Un hombre sale a escena. Nadie ha comprado una sola entrada, la platea está vacía y sin embargo él decide actuar igual. ¿Es posible decir que hay teatralidad? ¿Qué diferencia existiría entonces entre un ensayo y una función? Una vez que se advierte, promediado ya el siglo XX, que sin alguien dispuesto a ser espectador que mire la escena no existe el hecho teatral se arriba de alguna manera al origen mismo del teatro que es, según su etimología, el lugar de la mirada, el lugar del espectador. El espacio y el rol se funden en una misma palabra proveniente del griego. En su nombre no está implícito el concepto de obra ni de espacio escénico, no hay referencias a la escenografía ni al vestuario, pero sí y de forma contundente a la mirada. Bastaría entonces con un actor o actriz y un espectador que se asuma como tal para que se produzca el hecho teatral.
El 2020 nos puso a prueba de una lista infinita de cosas. Los teatros entre otras muchas actividades cerraron sus puertas. Pasadas las primeras semanas de zozobra, la escena teatral porteña, a la vanguardia como siempre, sacó la pausa y duplicó la apuesta. Las propuestas virtuales se multiplicaron en poco tiempo. Incluso se estrenaron ¿obras? vía WhatsApp.

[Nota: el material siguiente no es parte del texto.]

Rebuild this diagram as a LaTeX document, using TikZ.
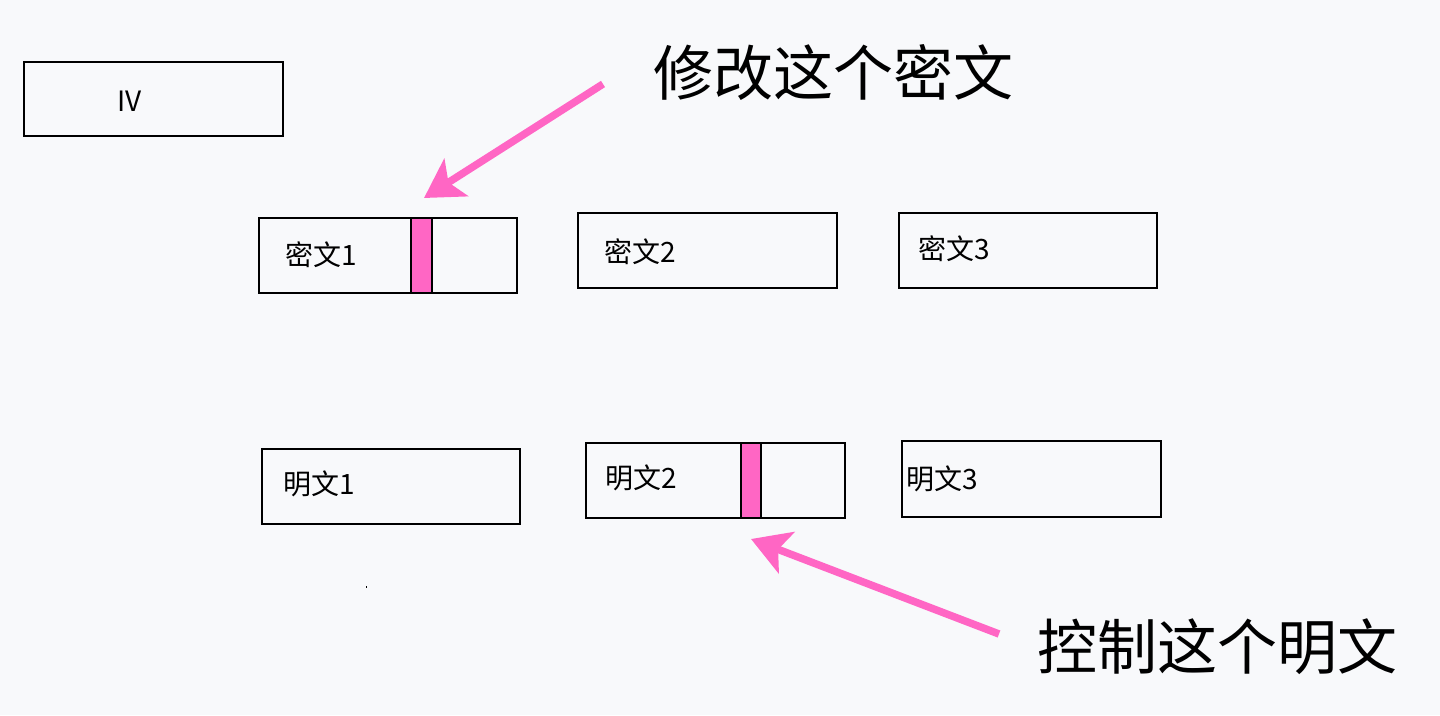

Y entonces la pregunta que estaba en boxes emergió con una fuerza irrefrenable: ¿qué es el teatro? Pantalla de por medio, el teatro virtual, si es que acaso exista algo así, se acercó mucho al lenguaje audiovisual. Por momentos al cine, en otros a la televisión. A veces se emparentó con el radioteatro. Pareciera ser que el vivo es una condición ineludible del hecho teatral. Esa suerte de prueba sin red que estimula al espectador, que le da ese lugar de privilegio, de ser testigo de algo único.
Estamos de acuerdo en considerar a las artes escénicas como aquellas capaces de combinar el espacio y el tiempo. A diferencia de la música que es puro tiempo o de las artes visuales que son puro espacio. ¿Puede haber teatro sino se comparten estas dos premisas? ¿Puede ser el espacio virtual un espacio compartido? Y seguirá entonces en busca de su especificidad, esa que la distinga de las otras artes si es que acaso eso sea posible en el futuro que se avecina.